» Problem description
Please set down all the lines beneath this one exactly, without the pictures.

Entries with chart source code
:::

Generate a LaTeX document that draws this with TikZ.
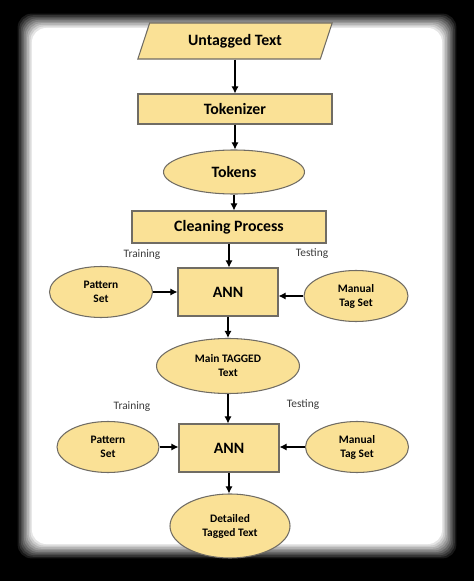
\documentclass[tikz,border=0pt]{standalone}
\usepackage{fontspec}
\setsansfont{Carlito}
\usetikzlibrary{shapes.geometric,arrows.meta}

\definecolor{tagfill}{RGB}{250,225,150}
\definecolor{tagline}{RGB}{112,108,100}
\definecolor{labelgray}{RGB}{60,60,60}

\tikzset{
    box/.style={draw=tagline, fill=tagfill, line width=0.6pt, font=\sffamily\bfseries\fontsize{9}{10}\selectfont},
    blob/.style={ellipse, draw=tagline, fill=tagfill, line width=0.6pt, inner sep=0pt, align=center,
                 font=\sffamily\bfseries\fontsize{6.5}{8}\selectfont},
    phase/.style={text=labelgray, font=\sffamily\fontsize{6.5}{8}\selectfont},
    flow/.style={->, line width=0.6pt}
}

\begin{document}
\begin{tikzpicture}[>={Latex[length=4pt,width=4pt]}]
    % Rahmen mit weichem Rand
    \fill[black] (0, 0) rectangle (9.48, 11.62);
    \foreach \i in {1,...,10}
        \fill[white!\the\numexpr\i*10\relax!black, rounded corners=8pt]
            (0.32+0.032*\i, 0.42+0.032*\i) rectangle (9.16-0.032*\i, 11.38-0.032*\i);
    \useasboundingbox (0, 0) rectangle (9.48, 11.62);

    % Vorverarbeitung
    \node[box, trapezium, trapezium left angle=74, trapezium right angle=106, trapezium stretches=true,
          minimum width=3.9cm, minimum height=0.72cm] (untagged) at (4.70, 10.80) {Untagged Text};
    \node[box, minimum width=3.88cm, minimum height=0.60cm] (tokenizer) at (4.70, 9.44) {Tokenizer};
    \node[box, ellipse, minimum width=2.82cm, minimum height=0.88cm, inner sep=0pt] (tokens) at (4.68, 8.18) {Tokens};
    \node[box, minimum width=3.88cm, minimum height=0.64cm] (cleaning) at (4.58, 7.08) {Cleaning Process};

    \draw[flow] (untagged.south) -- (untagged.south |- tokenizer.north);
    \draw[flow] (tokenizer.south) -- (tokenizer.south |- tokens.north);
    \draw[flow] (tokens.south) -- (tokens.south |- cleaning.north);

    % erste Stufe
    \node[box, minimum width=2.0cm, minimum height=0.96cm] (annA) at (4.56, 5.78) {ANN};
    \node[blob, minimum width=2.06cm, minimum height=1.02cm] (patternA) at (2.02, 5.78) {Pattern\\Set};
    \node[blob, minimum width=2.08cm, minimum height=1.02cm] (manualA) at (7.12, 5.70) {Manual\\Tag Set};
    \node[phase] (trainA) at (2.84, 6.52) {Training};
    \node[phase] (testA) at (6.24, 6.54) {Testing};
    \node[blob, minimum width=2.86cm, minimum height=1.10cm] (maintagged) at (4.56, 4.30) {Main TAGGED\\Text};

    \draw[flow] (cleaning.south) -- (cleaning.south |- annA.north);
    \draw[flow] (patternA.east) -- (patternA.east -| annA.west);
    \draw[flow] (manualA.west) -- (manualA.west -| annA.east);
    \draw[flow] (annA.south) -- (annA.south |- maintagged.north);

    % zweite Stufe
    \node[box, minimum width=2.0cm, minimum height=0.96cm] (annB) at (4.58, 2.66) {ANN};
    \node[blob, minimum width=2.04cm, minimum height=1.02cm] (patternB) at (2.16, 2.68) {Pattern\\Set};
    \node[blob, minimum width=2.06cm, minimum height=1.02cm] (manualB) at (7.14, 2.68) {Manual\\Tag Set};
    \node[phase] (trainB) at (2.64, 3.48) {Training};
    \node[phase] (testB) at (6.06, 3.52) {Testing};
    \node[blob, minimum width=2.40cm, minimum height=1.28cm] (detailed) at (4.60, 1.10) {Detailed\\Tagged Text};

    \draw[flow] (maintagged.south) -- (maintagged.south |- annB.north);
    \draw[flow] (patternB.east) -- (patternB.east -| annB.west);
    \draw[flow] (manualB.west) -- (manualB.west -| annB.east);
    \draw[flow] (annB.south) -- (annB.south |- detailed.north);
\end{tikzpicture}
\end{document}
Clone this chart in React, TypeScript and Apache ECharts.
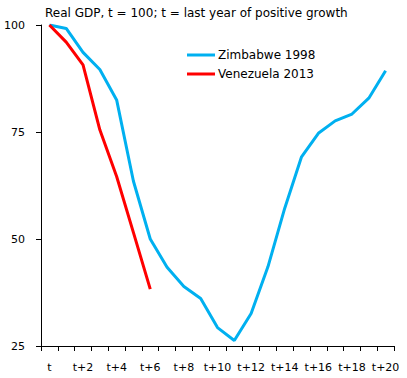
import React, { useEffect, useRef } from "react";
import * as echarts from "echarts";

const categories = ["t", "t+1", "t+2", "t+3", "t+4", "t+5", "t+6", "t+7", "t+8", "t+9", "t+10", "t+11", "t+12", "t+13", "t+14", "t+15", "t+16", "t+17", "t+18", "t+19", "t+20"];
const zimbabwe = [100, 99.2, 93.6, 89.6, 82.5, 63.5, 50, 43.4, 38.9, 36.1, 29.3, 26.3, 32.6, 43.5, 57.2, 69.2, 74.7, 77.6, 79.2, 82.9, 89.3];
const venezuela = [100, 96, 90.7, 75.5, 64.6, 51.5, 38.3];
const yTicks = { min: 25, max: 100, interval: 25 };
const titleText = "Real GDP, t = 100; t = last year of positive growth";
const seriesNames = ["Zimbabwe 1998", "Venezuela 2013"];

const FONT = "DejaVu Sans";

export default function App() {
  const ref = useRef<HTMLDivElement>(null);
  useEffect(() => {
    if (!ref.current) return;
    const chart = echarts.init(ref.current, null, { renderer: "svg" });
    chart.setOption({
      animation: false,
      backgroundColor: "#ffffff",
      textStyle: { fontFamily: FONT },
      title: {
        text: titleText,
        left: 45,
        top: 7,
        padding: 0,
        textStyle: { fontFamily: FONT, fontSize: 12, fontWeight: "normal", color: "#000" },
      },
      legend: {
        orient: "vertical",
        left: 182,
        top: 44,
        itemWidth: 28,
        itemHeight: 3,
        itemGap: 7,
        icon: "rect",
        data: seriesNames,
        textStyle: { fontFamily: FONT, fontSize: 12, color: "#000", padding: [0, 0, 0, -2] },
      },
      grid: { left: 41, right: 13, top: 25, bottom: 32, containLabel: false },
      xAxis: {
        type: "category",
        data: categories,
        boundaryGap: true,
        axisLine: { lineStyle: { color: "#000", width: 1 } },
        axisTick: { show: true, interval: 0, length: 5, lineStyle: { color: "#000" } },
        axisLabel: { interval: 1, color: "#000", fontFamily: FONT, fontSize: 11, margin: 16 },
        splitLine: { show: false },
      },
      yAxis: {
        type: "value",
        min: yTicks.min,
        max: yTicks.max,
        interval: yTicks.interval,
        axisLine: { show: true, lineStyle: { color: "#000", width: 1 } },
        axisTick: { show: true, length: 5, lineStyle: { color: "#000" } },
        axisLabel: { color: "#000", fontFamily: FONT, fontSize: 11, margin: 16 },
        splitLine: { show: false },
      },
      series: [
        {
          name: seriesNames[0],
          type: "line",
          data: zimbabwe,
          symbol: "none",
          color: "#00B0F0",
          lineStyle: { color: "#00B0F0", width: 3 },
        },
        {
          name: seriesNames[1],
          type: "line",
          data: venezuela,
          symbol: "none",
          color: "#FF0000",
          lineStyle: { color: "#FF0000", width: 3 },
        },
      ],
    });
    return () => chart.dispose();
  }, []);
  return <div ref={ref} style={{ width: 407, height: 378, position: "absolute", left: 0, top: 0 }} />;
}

:::

» Reply to the exercise
Generate a LaTeX document that draws this with TikZ.
\documentclass[tikz,border=0pt]{standalone}
\usepackage{fontspec}
\setsansfont{Carlito}
\usetikzlibrary{shapes.geometric,arrows.meta}

\definecolor{tagfill}{RGB}{250,225,150}
\definecolor{tagline}{RGB}{112,108,100}
\definecolor{labelgray}{RGB}{60,60,60}

\tikzset{
    box/.style={draw=tagline, fill=tagfill, line width=0.6pt, font=\sffamily\bfseries\fontsize{9}{10}\selectfont},
    blob/.style={ellipse, draw=tagline, fill=tagfill, line width=0.6pt, inner sep=0pt, align=center,
                 font=\sffamily\bfseries\fontsize{6.5}{8}\selectfont},
    phase/.style={text=labelgray, font=\sffamily\fontsize{6.5}{8}\selectfont},
    flow/.style={->, line width=0.6pt}
}

\begin{document}
\begin{tikzpicture}[>={Latex[length=4pt,width=4pt]}]
    % Rahmen mit weichem Rand
    \fill[black] (0, 0) rectangle (9.48, 11.62);
    \foreach \i in {1,...,10}
        \fill[white!\the\numexpr\i*10\relax!black, rounded corners=8pt]
            (0.32+0.032*\i, 0.42+0.032*\i) rectangle (9.16-0.032*\i, 11.38-0.032*\i);
    \useasboundingbox (0, 0) rectangle (9.48, 11.62);

    % Vorverarbeitung
    \node[box, trapezium, trapezium left angle=74, trapezium right angle=106, trapezium stretches=true,
          minimum width=3.9cm, minimum height=0.72cm] (untagged) at (4.70, 10.80) {Untagged Text};
    \node[box, minimum width=3.88cm, minimum height=0.60cm] (tokenizer) at (4.70, 9.44) {Tokenizer};
    \node[box, ellipse, minimum width=2.82cm, minimum height=0.88cm, inner sep=0pt] (tokens) at (4.68, 8.18) {Tokens};
    \node[box, minimum width=3.88cm, minimum height=0.64cm] (cleaning) at (4.58, 7.08) {Cleaning Process};

    \draw[flow] (untagged.south) -- (untagged.south |- tokenizer.north);
    \draw[flow] (tokenizer.south) -- (tokenizer.south |- tokens.north);
    \draw[flow] (tokens.south) -- (tokens.south |- cleaning.north);

    % erste Stufe
    \node[box, minimum width=2.0cm, minimum height=0.96cm] (annA) at (4.56, 5.78) {ANN};
    \node[blob, minimum width=2.06cm, minimum height=1.02cm] (patternA) at (2.02, 5.78) {Pattern\\Set};
    \node[blob, minimum width=2.08cm, minimum height=1.02cm] (manualA) at (7.12, 5.70) {Manual\\Tag Set};
    \node[phase] (trainA) at (2.84, 6.52) {Training};
    \node[phase] (testA) at (6.24, 6.54) {Testing};
    \node[blob, minimum width=2.86cm, minimum height=1.10cm] (maintagged) at (4.56, 4.30) {Main TAGGED\\Text};

    \draw[flow] (cleaning.south) -- (cleaning.south |- annA.north);
    \draw[flow] (patternA.east) -- (patternA.east -| annA.west);
    \draw[flow] (manualA.west) -- (manualA.west -| annA.east);
    \draw[flow] (annA.south) -- (annA.south |- maintagged.north);

    % zweite Stufe
    \node[box, minimum width=2.0cm, minimum height=0.96cm] (annB) at (4.58, 2.66) {ANN};
    \node[blob, minimum width=2.04cm, minimum height=1.02cm] (patternB) at (2.16, 2.68) {Pattern\\Set};
    \node[blob, minimum width=2.06cm, minimum height=1.02cm] (manualB) at (7.14, 2.68) {Manual\\Tag Set};
    \node[phase] (trainB) at (2.64, 3.48) {Training};
    \node[phase] (testB) at (6.06, 3.52) {Testing};
    \node[blob, minimum width=2.40cm, minimum height=1.28cm] (detailed) at (4.60, 1.10) {Detailed\\Tagged Text};

    \draw[flow] (maintagged.south) -- (maintagged.south |- annB.north);
    \draw[flow] (patternB.east) -- (patternB.east -| annB.west);
    \draw[flow] (manualB.west) -- (manualB.west -| annB.east);
    \draw[flow] (annB.south) -- (annB.south |- detailed.north);
\end{tikzpicture}
\end{document}
Clone this chart in React, TypeScript and Apache ECharts.
import React, { useEffect, useRef } from "react";
import * as echarts from "echarts";

const categories = ["t", "t+1", "t+2", "t+3", "t+4", "t+5", "t+6", "t+7", "t+8", "t+9", "t+10", "t+11", "t+12", "t+13", "t+14", "t+15", "t+16", "t+17", "t+18", "t+19", "t+20"];
const zimbabwe = [100, 99.2, 93.6, 89.6, 82.5, 63.5, 50, 43.4, 38.9, 36.1, 29.3, 26.3, 32.6, 43.5, 57.2, 69.2, 74.7, 77.6, 79.2, 82.9, 89.3];
const venezuela = [100, 96, 90.7, 75.5, 64.6, 51.5, 38.3];
const yTicks = { min: 25, max: 100, interval: 25 };
const titleText = "Real GDP, t = 100; t = last year of positive growth";
const seriesNames = ["Zimbabwe 1998", "Venezuela 2013"];

const FONT = "DejaVu Sans";

export default function App() {
  const ref = useRef<HTMLDivElement>(null);
  useEffect(() => {
    if (!ref.current) return;
    const chart = echarts.init(ref.current, null, { renderer: "svg" });
    chart.setOption({
      animation: false,
      backgroundColor: "#ffffff",
      textStyle: { fontFamily: FONT },
      title: {
        text: titleText,
        left: 45,
        top: 7,
        padding: 0,
        textStyle: { fontFamily: FONT, fontSize: 12, fontWeight: "normal", color: "#000" },
      },
      legend: {
        orient: "vertical",
        left: 182,
        top: 44,
        itemWidth: 28,
        itemHeight: 3,
        itemGap: 7,
        icon: "rect",
        data: seriesNames,
        textStyle: { fontFamily: FONT, fontSize: 12, color: "#000", padding: [0, 0, 0, -2] },
      },
      grid: { left: 41, right: 13, top: 25, bottom: 32, containLabel: false },
      xAxis: {
        type: "category",
        data: categories,
        boundaryGap: true,
        axisLine: { lineStyle: { color: "#000", width: 1 } },
        axisTick: { show: true, interval: 0, length: 5, lineStyle: { color: "#000" } },
        axisLabel: { interval: 1, color: "#000", fontFamily: FONT, fontSize: 11, margin: 16 },
        splitLine: { show: false },
      },
      yAxis: {
        type: "value",
        min: yTicks.min,
        max: yTicks.max,
        interval: yTicks.interval,
        axisLine: { show: true, lineStyle: { color: "#000", width: 1 } },
        axisTick: { show: true, length: 5, lineStyle: { color: "#000" } },
        axisLabel: { color: "#000", fontFamily: FONT, fontSize: 11, margin: 16 },
        splitLine: { show: false },
      },
      series: [
        {
          name: seriesNames[0],
          type: "line",
          data: zimbabwe,
          symbol: "none",
          color: "#00B0F0",
          lineStyle: { color: "#00B0F0", width: 3 },
        },
        {
          name: seriesNames[1],
          type: "line",
          data: venezuela,
          symbol: "none",
          color: "#FF0000",
          lineStyle: { color: "#FF0000", width: 3 },
        },
      ],
    });
    return () => chart.dispose();
  }, []);
  return <div ref={ref} style={{ width: 407, height: 378, position: "absolute", left: 0, top: 0 }} />;
}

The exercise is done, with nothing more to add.